The similarities between the distribution of the clock-related and the hormone-like antigens in the cephalic ganglia of crickets indicate some relationship but do not prove an interaction. The data from other insects also do not specify links between the circadian clock and hormone secretion. In Lepidoptera such as M. sexta, a direct dependence on the clock is likely in the case of Crz, which is produced by the PER-expressing Ia₁ neurones (Wise et al. 2002). Crz, which initiates ecdysis by stimulating hormone secretion from the Inka cells, is released in a diurnal fashion (Kim et al. 2004). CCAP from the segmentally arranged neurones in the ventral nerve cord is another important regulator of ecdysial events in moths (Gammie and Truman 1999) and to a lesser extent also in D. melanogaster (Clark et al. 2004). CCAP secretion is under the control of an endocrine cascade (Truman 2005) that may have more than one link to the circadian clock. Among the FXPRLamides, PBAN is released every night with a precise diurnal rhythm (Ichikawa et al. 1996) but the control of this periodicity has not been examined. PBAN is derived from a common precursor together with the diapause hormone (DH), which induces embryonic diapause in B. mori (Yamashita and Hasegawa 1985) and regulates pupal diapause in Helicoverpa armigera (Sun et al. 2005). DH production is determined by the photoperiod. Diurnal changes in the PBAN concentration have been reported to reflect fluctuations in the corresponding mRNA (Wei et al. 2004), suggesting regulation at the transcription level. However, the different timing of the DH and PBAN secretions reveals that there is some control of the postranslational processing of their common precursor.

We have not detected diurnal fluctuations in the staining intensity of any antigen in either perikarya or fibres. The photoperiod also has no effect on the distribution and the intensity of immunoreactivities. However, our data do not exclude fluctuations in the amounts of functional hormones. The presence of the apparent CCAP precursor on Western blots suggests that the antiserum readily detects the prohormone. Its content might be stable and the diurnal cycles of the hormone release might be regulated at the level of proteolytic prohormone processing. Moreover, oscillations in the concentration of circulating neurohormones might be controlled at the sites of their release into the haemolymph. Neither of these mechanisms can be detected by immunocytochemistry.

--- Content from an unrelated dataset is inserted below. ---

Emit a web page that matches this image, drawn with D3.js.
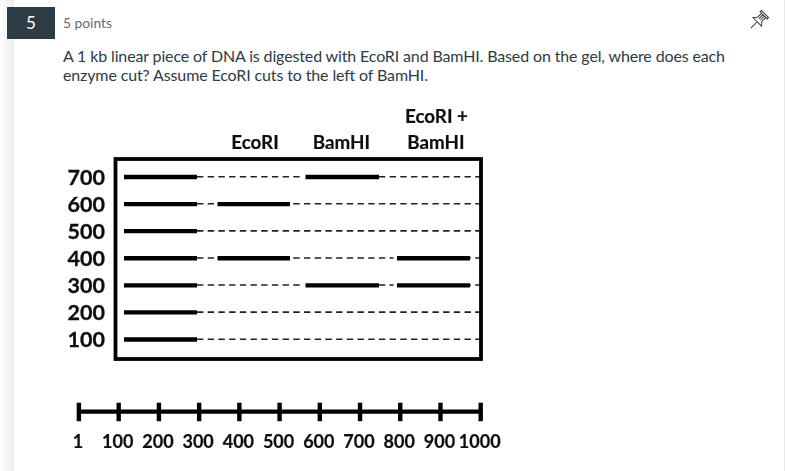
<!DOCTYPE html>
<html><head><meta charset="utf-8">
<script src="https://cdnjs.cloudflare.com/ajax/libs/d3/7.8.5/d3.min.js"></script>
<style>html,body{margin:0;padding:0;background:#fff;overflow:hidden}svg{display:block}text{font-family:Lato,sans-serif}</style>
</head><body><svg id="c" width="785" height="471"></svg>
<script>
const ladderSizes=[700,600,500,400,300,200,100];
const ecoriBands=[600,400];
const bamhiBands=[700,300];
const doubleBands=[400,300];
const laneNames=["Ladder","EcoRI","BamHI","EcoRI + BamHI"];
const rulerTicks=[1,100,200,300,400,500,600,700,800,900,1000];
const questionLines=["A 1 kb linear piece of DNA is digested with EcoRI and BamHI. Based on the gel, where does each","enzyme cut? Assume EcoRI cuts to the left of BamHI."];

const svg=d3.select("#c");
const defs=svg.append("defs");
const g=defs.append("linearGradient").attr("id","sh");
g.append("stop").attr("offset","0").attr("stop-color","#fff");
g.append("stop").attr("offset","1").attr("stop-color","#ececec");
defs.append("filter").attr("id","soft").attr("x","-5%").attr("y","-5%").attr("width","110%").attr("height","110%")
  .append("feGaussianBlur").attr("stdDeviation",0.35);
svg.append("rect").attr("x",0).attr("y",0).attr("width",14).attr("height",471).attr("fill","url(#sh)");
svg.append("rect").attr("x",784).attr("y",0).attr("width",1).attr("height",471).attr("fill","#e8e8e8");

svg.append("rect").attr("x",7).attr("y",7).attr("width",48).attr("height",32).attr("fill","#2d3b45");
svg.append("text").attr("x",31).attr("y",29).attr("text-anchor","middle").attr("fill","#fff").attr("font-size",17).text("5");
svg.append("text").attr("x",63).attr("y",28).attr("fill","#5f6e78").attr("font-size",13.8).text("5 points");
svg.selectAll(".q").data(questionLines).join("text").attr("class","q").attr("x",63).attr("y",(d,i)=>62+i*19)
  .attr("fill","#2d3b45").attr("font-size",16).attr("textLength",(d,i)=>i?365:662).attr("lengthAdjust","spacing").text(d=>d);

// pin icon
const pin=svg.append("g").attr("transform","translate(759,20) rotate(45)").attr("fill","none").attr("stroke","#2d3b45").attr("stroke-width",1);
pin.append("path").attr("d","M-5,-8.5H5V-6.5H-5ZM-3,-6.5V-1L-6,2.5H6L3,-1V-6.5M-1,-6.5V-1M1,-6.5V-1M0,2.5V11.5");

// gel
const gel=svg.append("g").attr("filter","url(#soft)");
const y=d3.scaleLinear().domain([100,700]).range([339.5,177]);
const laneX={"Ladder":[124,197],"EcoRI":[217.5,290],"BamHI":[305.5,379],"EcoRI + BamHI":[397,470]};
const ink="#000";

gel.append("g").selectAll("line").data(ladderSizes).join("line")
  .attr("x1",197).attr("x2",481).attr("y1",d=>y(d)-.3).attr("y2",d=>y(d)-.3)
  .attr("stroke","#222").attr("stroke-width",1.6).attr("stroke-dasharray","6.4 4.3");

[["EcoRI",ecoriBands],["BamHI",bamhiBands],["EcoRI + BamHI",doubleBands]].forEach(([n,b])=>{
  gel.append("g").selectAll("rect").data(b).join("rect")
   .attr("x",laneX[n][0]-3.5).attr("width",laneX[n][1]-laneX[n][0]+3.5).attr("y",d=>y(d)-3).attr("height",6).attr("fill","#fff");
});
laneNames.forEach((n,i)=>{
  const b=[ladderSizes,ecoriBands,bamhiBands,doubleBands][i];
  gel.append("g").selectAll("line").data(b).join("line")
   .attr("x1",laneX[n][0]).attr("x2",laneX[n][1]).attr("y1",d=>y(d)).attr("y2",d=>y(d))
   .attr("stroke",ink).attr("stroke-width",4.3);
});
gel.append("rect").attr("x",115.5).attr("y",159).attr("width",365.5).attr("height",200)
  .attr("fill","none").attr("stroke",ink).attr("stroke-width",3.8);

gel.append("g").selectAll("text").data(ladderSizes).join("text")
  .attr("x",105).attr("y",d=>y(d)+7.5).attr("text-anchor","end").attr("font-size",21.5).attr("font-weight",700)
  .attr("fill","#111").attr("stroke","#111").attr("stroke-width",.3).text(d=>d);

const hdr=(t,x,yy)=>gel.append("text").attr("x",x).attr("y",yy).attr("text-anchor","middle").attr("font-size",18.8).attr("font-weight",700)
  .attr("fill","#111").attr("stroke","#111").attr("stroke-width",.2).text(t);
hdr("EcoRI",255,149);hdr("BamHI",341.5,149);hdr("EcoRI +",436.5,123);hdr("BamHI",436,148.5);

// ruler
const rx=d3.scaleLinear().domain([100,1000]).range([118.7,480.7]);
const rulerY=411.7;
gel.append("line").attr("x1",rx(1)).attr("x2",rx(1000)).attr("y1",rulerY).attr("y2",rulerY).attr("stroke",ink).attr("stroke-width",4.2);
gel.append("g").selectAll("line").data(rulerTicks).join("line")
  .attr("x1",d=>rx(d)).attr("x2",d=>rx(d)).attr("y1",rulerY-9).attr("y2",rulerY+9.5).attr("stroke",ink).attr("stroke-width",4.4);
gel.append("g").selectAll("text").data(rulerTicks).join("text")
  .attr("x",d=>rx(d)-1).attr("y",447.5).attr("text-anchor","middle").attr("font-size",18).attr("font-weight",700)
  .attr("fill","#111").attr("stroke","#111").attr("stroke-width",.2).text(d=>d);
</script></body></html>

The extensive ramification of immunopositive fibres in several regions of the brain and SOG is consistent with the notion that most insect neuropeptides act as neurotransmitters or modulators (Nässel 2002). Immunopositive fibres in the tritocerebrum and FG resemble the distribution of CCAP immunoreactivity in L. migratoria, a distribution that has been interpreted as an indication of neurohormonal regulation of feeding (Dircksen and Homberg 1995). Crz-ir, CCAP-ir and FXPRLa-ir fibres from the protocerebral, tritocerebral and possibly SOG neurones ramify in the corpora cardiaca and the nervi corporis allati; some neurites containing FXPRLa-ir also terminate in the corpora allata. All these organs are probable sites of hormone discharge into the haemolymph. The fibres entering the FG might release their contents in the recurrent nerve adjacent to the digestive tract. Circadian regulation of hormone release might be executed at any of these sites.

Taken as a whole, our results demonstrate a spatial relationship between the distribution of immunoreactivity to Crz, CCAP and FXPRLa and the expression of the clock-like proteins in the cephalic ganglia of two related cricket species. This distribution is consistent with the suggestion that the crickets possess two clocks overlapping in the central brain: one clock is associated with the OL and the other with the tritocerebrum and SOG (Shao et al. 2006). The occurrence of the clock-related proteins indicates that the OL system prevails in D. nigrofasciatus and the tritocerebral and SOG system in A. allardi; nevertheless, the distribution of the hormone-like antigens is similar in both species.